# Directive
Write out, exactly and only, the lines that run from the top of the records to the line with "(xlab) at (610,676)". Include both ends; exclude pictures.
### Records to use ###
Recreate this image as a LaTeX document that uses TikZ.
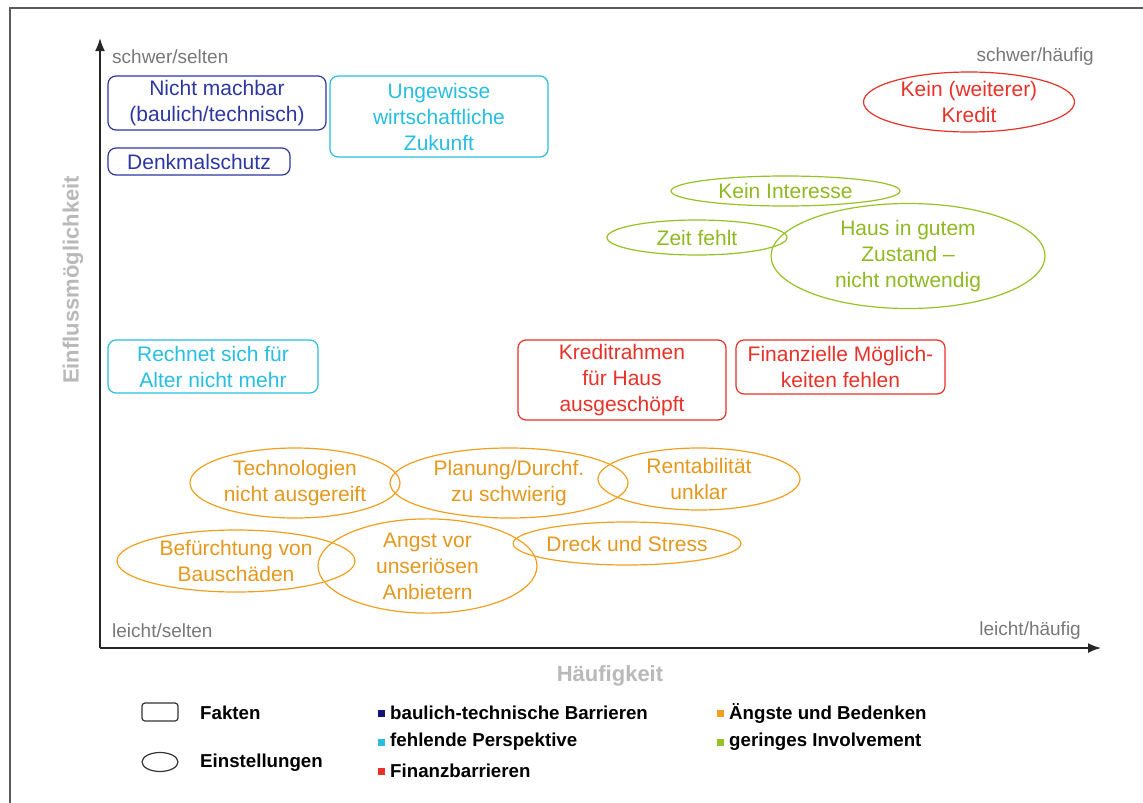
\documentclass[tikz,border=0pt]{standalone}
\usepackage{fontspec}
\setmainfont{Liberation Sans}
\usetikzlibrary{shapes.geometric,arrows.meta}
\definecolor{cnavy}{RGB}{45,55,160}
\definecolor{cnavysq}{RGB}{20,20,120}
\definecolor{ccyan}{RGB}{40,190,225}
\definecolor{cred}{RGB}{230,50,40}
\definecolor{corange}{RGB}{240,160,30}
\definecolor{cgreen}{RGB}{150,195,35}
\definecolor{cgray}{RGB}{120,120,120}
\definecolor{clight}{RGB}{185,185,185}
\definecolor{cframe}{RGB}{90,90,90}
\begin{document}
\begin{tikzpicture}[x=1pt,y=-1pt,
  fact/.style={draw, rounded corners=8pt, line width=1.2pt, align=center, inner sep=0pt,
    font=\fontsize{21}{26}\selectfont},
  attit/.style={draw, ellipse, line width=1.2pt, align=center, inner sep=0pt,
    font=\fontsize{21}{26}\selectfont},
  corner/.style={text=cgray, inner sep=0pt, font=\fontsize{19}{22}\selectfont},
  axlabel/.style={text=clight, inner sep=0pt, font=\fontsize{22}{26}\selectfont\bfseries},
  legtext/.style={anchor=west, inner sep=0pt, font=\fontsize{18.7}{22}\selectfont\bfseries},
  legsq/.style={minimum size=7pt, inner sep=0pt},
  axisline/.style={line width=1.8pt, black!85, -{Latex[length=13pt,width=10pt]}},
  navyc/.style={draw=cnavy, text=cnavy},
  cyanc/.style={draw=ccyan, text=ccyan},
  redc/.style={draw=cred, text=cred},
  orangec/.style={draw=corange, text=corange!95!black},
  greenc/.style={draw=cgreen, text=cgreen!95!black}
]
\useasboundingbox (0,0) rectangle (1143,803);
\fill[white] (0,0) rectangle (1143,803);
\draw[cframe, line width=1.5pt] (10,8) rectangle (1170,830);

% axes
\coordinate (O) at (100,648);
\coordinate (ytop) at (100,38);
\coordinate (xend) at (1101,648);
\draw[axisline] (O) -- (ytop);
\draw[axisline] (O) -- (xend);

% corner labels
\node[corner, anchor=west] (c1) at (112,57) {schwer/selten};
\node[corner, anchor=east] (c2) at (1094,57) {schwer/häufig};
\node[corner, anchor=west] (c3) at (112,631) {leicht/selten};
\node[corner, anchor=east] (c4) at (1081,631) {leicht/häufig};

% axis labels
\node[axlabel, rotate=90] (ylab) at (73,280) {Einflussmöglichkeit};
\node[axlabel] (xlab) at (610,676) {Häufigkeit};

% facts (rounded rectangles)
\node[fact, navyc, minimum width=218pt, minimum height=54pt] (nm) at (217,103) {Nicht machbar\\(baulich/technisch)};
\node[fact, navyc, minimum width=182pt, minimum height=27pt] (dm) at (199,161.5) {Denkmalschutz};
\node[fact, cyanc, minimum width=218pt, minimum height=81pt] (uw) at (439,116.5) {Ungewisse\\wirtschaftliche\\Zukunft};
\node[fact, cyanc, minimum width=210pt, minimum height=53pt] (rs) at (213,366.5) {Rechnet sich für\\Alter nicht mehr};
\node[fact, redc, minimum width=208pt, minimum height=80pt] (kr) at (622,380) {Kreditrahmen\\für Haus\\ausgeschöpft};
\node[fact, redc, minimum width=209pt, minimum height=54pt] (fm) at (840.5,367) {Finanzielle Möglich-\\keiten fehlen};

% attitudes (ellipses)
\node[attit, redc, minimum width=211pt, minimum height=60pt] (kk) at (969,102) {Kein (weiterer)\\Kredit};
\node[attit, greenc, minimum width=229pt, minimum height=30pt] (ki) at (785.5,191) {Kein Interesse};
\node[attit, greenc, minimum width=180pt, minimum height=35pt] (zf) at (697,237.5) {Zeit fehlt};
\node[attit, greenc, minimum width=274pt, minimum height=105pt] (hz) at (908,256) {Haus in gutem\\Zustand --\\nicht notwendig};
\node[attit, orangec, minimum width=210pt, minimum height=70pt] (tn) at (295,483) {Technologien\\nicht ausgereift};
\node[attit, orangec, minimum width=238pt, minimum height=70pt] (pd) at (509,483) {Planung/Durchf.\\zu schwierig};
\node[attit, orangec, minimum width=202pt, minimum height=62pt] (ru) at (699,479) {Rentabilität\\unklar};
\node[attit, orangec, minimum width=238pt, minimum height=62pt] (bb) at (236,561) {Befürchtung von\\Bauschäden};
\node[attit, orangec, minimum width=219pt, minimum height=88pt] (au) at (427.5,566) {Angst vor\\unseriösen\\Anbietern};
\node[attit, orangec, minimum width=220pt, minimum height=43pt] (ds) at (627,543.5) {Dreck und Stress};

% legend
\node[draw, black!80, line width=1.2pt, rounded corners=3pt, minimum width=36pt, minimum height=18pt, inner sep=0pt] (lf) at (160,712) {};
\node[legtext] (lft) at (200,713) {Fakten};
\node[draw, black!80, line width=1.2pt, ellipse, minimum width=36pt, minimum height=19pt, inner sep=0pt] (le) at (160,762) {};
\node[legtext] (let) at (200,763) {Einstellungen};

\node[legsq, fill=cnavysq] (s1) at (381,713) {};
\node[legtext] (t1) at (390,713) {baulich-technische Barrieren};
\node[legsq, fill=ccyan] (s2) at (381,742) {};
\node[legtext] (t2) at (390,742) {fehlende Perspektive};
\node[legsq, fill=cred] (s3) at (381,771) {};
\node[legtext] (t3) at (390,771) {Finanzbarrieren};
\node[legsq, fill=corange] (s4) at (720,713) {};
\node[legtext] (t4) at (729,713) {Ängste und Bedenken};
\node[legsq, fill=cgreen] (s5) at (720,742) {};
\node[legtext] (t5) at (729,742) {geringes Involvement};
\end{tikzpicture}
\end{document}
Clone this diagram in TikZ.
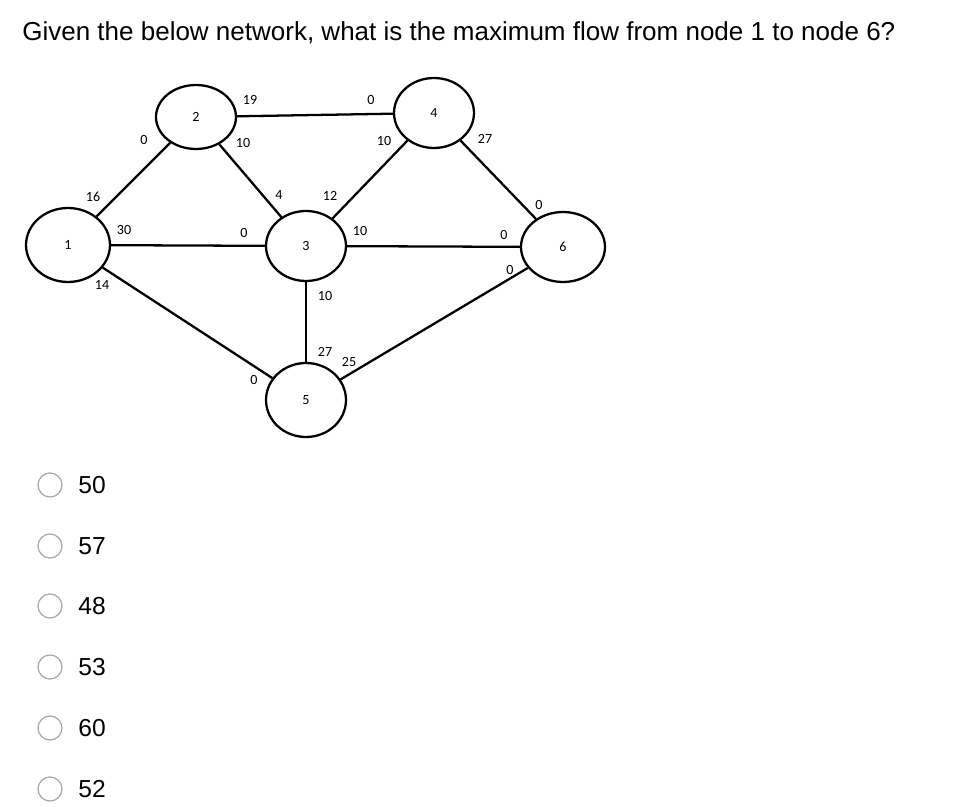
\documentclass[tikz,border=0pt]{standalone}
\usepackage{fontspec}
\setmainfont{Liberation Sans}
\newfontfamily\lab{Carlito}
\usetikzlibrary{shapes.geometric}
\begin{document}
\begin{tikzpicture}[x=0.02cm,y=-0.02cm,
  nd/.style={draw,ellipse,line width=1.3pt,inner sep=0pt,font=\lab\fontsize{8}{9}\selectfont},
  ed/.style={line width=1.3pt},
  lb/.style={font=\lab\fontsize{8}{9}\selectfont,inner sep=0pt},
  opt/.style={draw=gray!70,line width=0.7pt,circle,minimum size=0.48cm,inner sep=0pt},
  ot/.style={anchor=west,font=\fontsize{14}{17}\selectfont,inner sep=0pt}]
\useasboundingbox (0,0) rectangle (957,807);
\node[anchor=west,inner sep=0pt,font=\fontsize{14.8}{18}\selectfont] (title) at (22,33) {Given the below network, what is the maximum flow from node 1 to node 6?};
\node[nd,minimum width=1.68cm,minimum height=1.48cm] (n1) at (68,245) {1};
\node[nd,minimum width=1.6cm,minimum height=1.28cm] (n2) at (196,117) {2};
\node[nd,minimum width=1.6cm,minimum height=1.4cm] (n4) at (434,113) {4};
\node[nd,minimum width=1.6cm,minimum height=1.4cm] (n3) at (306,246) {3};
\node[nd,minimum width=1.68cm,minimum height=1.4cm] (n6) at (563,247) {6};
\node[nd,minimum width=1.6cm,minimum height=1.48cm] (n5) at (306,400) {5};
\draw[ed] (n1)--(n2); \draw[ed] (n1)--(n3); \draw[ed] (n1)--(n5);
\draw[ed] (n2)--(n4); \draw[ed] (n2)--(n3); \draw[ed] (n3)--(n4);
\draw[ed] (n3)--(n6); \draw[ed] (n3)--(n5); \draw[ed] (n4)--(n6); \draw[ed] (n5)--(n6);
\node[lb] (l1) at (93,197) {16};
\node[lb] (l2) at (124,230) {30};
\node[lb] (l3) at (102,285) {14};
\node[lb] (l4) at (144,140) {0};
\node[lb] (l5) at (250,100) {19};
\node[lb] (l6) at (243,143) {10};
\node[lb] (l7) at (371,100) {0};
\node[lb] (l8) at (384,141) {10};
\node[lb] (l9) at (485,139) {27};
\node[lb] (l10) at (279,195) {4};
\node[lb] (l11) at (330,196) {12};
\node[lb] (l12) at (244,233) {0};
\node[lb] (l13) at (360,231) {10};
\node[lb] (l14) at (539,205) {0};
\node[lb] (l15) at (504,235) {0};
\node[lb] (l16) at (510,270) {0};
\node[lb] (l17) at (325,296) {10};
\node[lb] (l18) at (325,352) {27};
\node[lb] (l19) at (349,362) {25};
\node[lb] (l20) at (254,380) {0};
\foreach \v/\y [count=\i] in {50/485,57/546,48/606,53/667,60/728,52/789}{
  \node[opt] (c\i) at (50,\y) {};
  \node[ot] (o\i) at (78,\y) {\v};
}
\end{tikzpicture}
\end{document}
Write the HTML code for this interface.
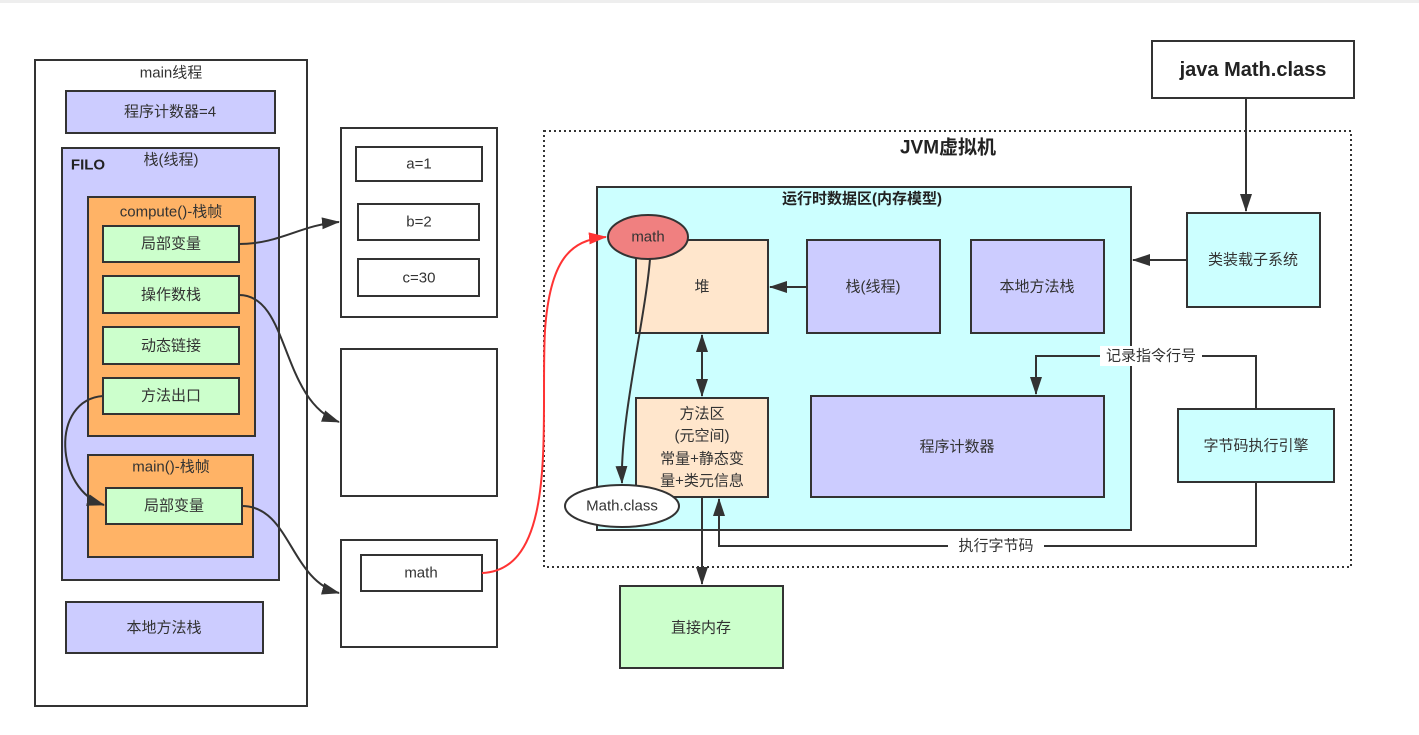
<!DOCTYPE html>
<html><head><meta charset="utf-8"><style>
html,body{margin:0;padding:0;background:#fff;}
svg{display:block;}
text{font-family:"Liberation Sans","Noto Sans CJK SC",sans-serif;font-size:15px;fill:#333;text-anchor:middle;dominant-baseline:central;}
.b{font-weight:bold;fill:#222;}
</style></head><body>
<svg width="1419" height="735" viewBox="0 0 1419 735" xmlns="http://www.w3.org/2000/svg">
<defs>
<marker id="a" markerWidth="18" markerHeight="12" refX="17" refY="6" orient="auto" markerUnits="userSpaceOnUse"><path d="M0,0 L18,6 L0,12 Z" fill="#333"/></marker>
<marker id="as" markerWidth="18" markerHeight="12" refX="1" refY="6" orient="auto" markerUnits="userSpaceOnUse"><path d="M18,0 L0,6 L18,12 Z" fill="#333"/></marker>
<marker id="r" markerWidth="18" markerHeight="12" refX="17" refY="6" orient="auto" markerUnits="userSpaceOnUse"><path d="M0,0 L18,6 L0,12 Z" fill="#f33"/></marker>
</defs>
<rect x="0" y="0" width="1419" height="3" fill="#eee"/>
<g stroke="#333" stroke-width="2">
<rect x="35" y="60" width="272" height="646" fill="#fff"/>
<rect x="66" y="91" width="209" height="42" fill="#ccccff"/>
<rect x="62" y="148" width="217" height="432" fill="#ccccff"/>
<rect x="88" y="197" width="167" height="239" fill="#ffb366"/>
<rect x="103" y="226" width="136" height="36" fill="#ccffcc"/>
<rect x="103" y="276" width="136" height="37" fill="#ccffcc"/>
<rect x="103" y="327" width="136" height="37" fill="#ccffcc"/>
<rect x="103" y="378" width="136" height="36" fill="#ccffcc"/>
<rect x="88" y="455" width="165" height="102" fill="#ffb366"/>
<rect x="106" y="488" width="136" height="36" fill="#ccffcc"/>
<rect x="66" y="602" width="197" height="51" fill="#ccccff"/>
<rect x="341" y="128" width="156" height="189" fill="#fff"/>
<rect x="356" y="147" width="126" height="34" fill="#fff"/>
<rect x="358" y="204" width="121" height="36" fill="#fff"/>
<rect x="358" y="259" width="121" height="37" fill="#fff"/>
<rect x="341" y="349" width="156" height="147" fill="#fff"/>
<rect x="341" y="540" width="156" height="107" fill="#fff"/>
<rect x="361" y="555" width="121" height="36" fill="#fff"/>
<rect x="1152" y="41" width="202" height="57" fill="#fff"/>
</g>
<rect x="544" y="131" width="807" height="436" fill="none" stroke="#333" stroke-width="2" stroke-dasharray="2,3"/>
<g stroke="#333" stroke-width="2">
<rect x="597" y="187" width="534" height="343" fill="#ccffff"/>
<rect x="636" y="240" width="132" height="93" fill="#ffe6cc"/>
<rect x="807" y="240" width="133" height="93" fill="#ccccff"/>
<rect x="971" y="240" width="133" height="93" fill="#ccccff"/>
<rect x="636" y="398" width="132" height="99" fill="#ffe6cc"/>
<rect x="811" y="396" width="293" height="101" fill="#ccccff"/>
<rect x="1187" y="213" width="133" height="94" fill="#ccffff"/>
<rect x="1178" y="409" width="156" height="73" fill="#ccffff"/>
<rect x="620" y="586" width="163" height="82" fill="#ccffcc"/>
</g>
<g fill="none" stroke="#333" stroke-width="2">
<path d="M1246,98 V211" marker-end="url(#a)"/>
<path d="M1187,260 H1133" marker-end="url(#a)"/>
<path d="M807,287 H770" marker-end="url(#a)"/>
<path d="M702,335 V396" marker-start="url(#as)" marker-end="url(#a)"/>
<path d="M1256,409 V356 H1036 V394" marker-end="url(#a)"/>
<path d="M1256,482 V546 H719 V499" marker-end="url(#a)"/>
<path d="M702,497 V584" marker-end="url(#a)"/>
<path d="M650,259 C645,320 620,420 622,483" marker-end="url(#a)"/>
<path d="M239,244 C280,244 300,225 339,222" marker-end="url(#a)"/>
<path d="M239,295 C290,295 280,400 339,422" marker-end="url(#a)"/>
<path d="M103,396 C50,400 55,490 104,505" marker-end="url(#a)"/>
<path d="M242,506 C290,506 290,580 339,593" marker-end="url(#a)"/>
</g>
<path d="M482,573 C560,570 540,420 545,330 C550,260 570,240 606,237" fill="none" stroke="#f33" stroke-width="2" marker-end="url(#r)"/>
<ellipse cx="648" cy="237" rx="40" ry="22" fill="#f08080" stroke="#333" stroke-width="2"/>
<ellipse cx="622" cy="506" rx="57" ry="21" fill="#fff" stroke="#333" stroke-width="2"/>
<rect x="1100" y="346" width="102" height="20" fill="#fff"/>
<rect x="948" y="536" width="96" height="20" fill="#fff"/>
<text x="171" y="73">main线程</text>
<text x="170" y="112">程序计数器=4</text>
<text x="88" y="165" class="b">FILO</text>
<text x="171" y="160">栈(线程)</text>
<text x="171" y="212">compute()-栈帧</text>
<text x="171" y="244">局部变量</text>
<text x="171" y="295">操作数栈</text>
<text x="171" y="346">动态链接</text>
<text x="171" y="396">方法出口</text>
<text x="171" y="467">main()-栈帧</text>
<text x="174" y="506">局部变量</text>
<text x="164" y="628">本地方法栈</text>
<text x="419" y="164">a=1</text>
<text x="419" y="222">b=2</text>
<text x="419" y="278">c=30</text>
<text x="421" y="573">math</text>
<text x="1253" y="70" class="b" style="font-size:20px">java Math.class</text>
<text x="948" y="148" class="b" style="font-size:19px">JVM虚拟机</text>
<text x="862" y="199" class="b">运行时数据区(内存模型)</text>
<text x="648" y="237">math</text>
<text x="702" y="287">堆</text>
<text x="873" y="287">栈(线程)</text>
<text x="1037" y="287">本地方法栈</text>
<text x="702" y="414">方法区</text>
<text x="702" y="436">(元空间)</text>
<text x="702" y="459">常量+静态变</text>
<text x="702" y="481">量+类元信息</text>
<text x="957" y="447">程序计数器</text>
<text x="1253" y="260">类装载子系统</text>
<text x="1256" y="446">字节码执行引擎</text>
<text x="1151" y="356">记录指令行号</text>
<text x="996" y="546">执行字节码</text>
<text x="622" y="506">Math.class</text>
<text x="701" y="628">直接内存</text>
</svg>
</body></html>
###
# Full response
Recreate this image as a LaTeX document that uses TikZ.
\documentclass[tikz,border=0pt]{standalone}
\usepackage{fontspec}
\setmainfont{Liberation Sans}
\usetikzlibrary{shapes.geometric,arrows.meta}
\definecolor{cnavy}{RGB}{45,55,160}
\definecolor{cnavysq}{RGB}{20,20,120}
\definecolor{ccyan}{RGB}{40,190,225}
\definecolor{cred}{RGB}{230,50,40}
\definecolor{corange}{RGB}{240,160,30}
\definecolor{cgreen}{RGB}{150,195,35}
\definecolor{cgray}{RGB}{120,120,120}
\definecolor{clight}{RGB}{185,185,185}
\definecolor{cframe}{RGB}{90,90,90}
\begin{document}
\begin{tikzpicture}[x=1pt,y=-1pt,
  fact/.style={draw, rounded corners=8pt, line width=1.2pt, align=center, inner sep=0pt,
    font=\fontsize{21}{26}\selectfont},
  attit/.style={draw, ellipse, line width=1.2pt, align=center, inner sep=0pt,
    font=\fontsize{21}{26}\selectfont},
  corner/.style={text=cgray, inner sep=0pt, font=\fontsize{19}{22}\selectfont},
  axlabel/.style={text=clight, inner sep=0pt, font=\fontsize{22}{26}\selectfont\bfseries},
  legtext/.style={anchor=west, inner sep=0pt, font=\fontsize{18.7}{22}\selectfont\bfseries},
  legsq/.style={minimum size=7pt, inner sep=0pt},
  axisline/.style={line width=1.8pt, black!85, -{Latex[length=13pt,width=10pt]}},
  navyc/.style={draw=cnavy, text=cnavy},
  cyanc/.style={draw=ccyan, text=ccyan},
  redc/.style={draw=cred, text=cred},
  orangec/.style={draw=corange, text=corange!95!black},
  greenc/.style={draw=cgreen, text=cgreen!95!black}
]
\useasboundingbox (0,0) rectangle (1143,803);
\fill[white] (0,0) rectangle (1143,803);
\draw[cframe, line width=1.5pt] (10,8) rectangle (1170,830);

% axes
\coordinate (O) at (100,648);
\coordinate (ytop) at (100,38);
\coordinate (xend) at (1101,648);
\draw[axisline] (O) -- (ytop);
\draw[axisline] (O) -- (xend);

% corner labels
\node[corner, anchor=west] (c1) at (112,57) {schwer/selten};
\node[corner, anchor=east] (c2) at (1094,57) {schwer/häufig};
\node[corner, anchor=west] (c3) at (112,631) {leicht/selten};
\node[corner, anchor=east] (c4) at (1081,631) {leicht/häufig};

% axis labels
\node[axlabel, rotate=90] (ylab) at (73,280) {Einflussmöglichkeit};
\node[axlabel] (xlab) at (610,676) {Häufigkeit};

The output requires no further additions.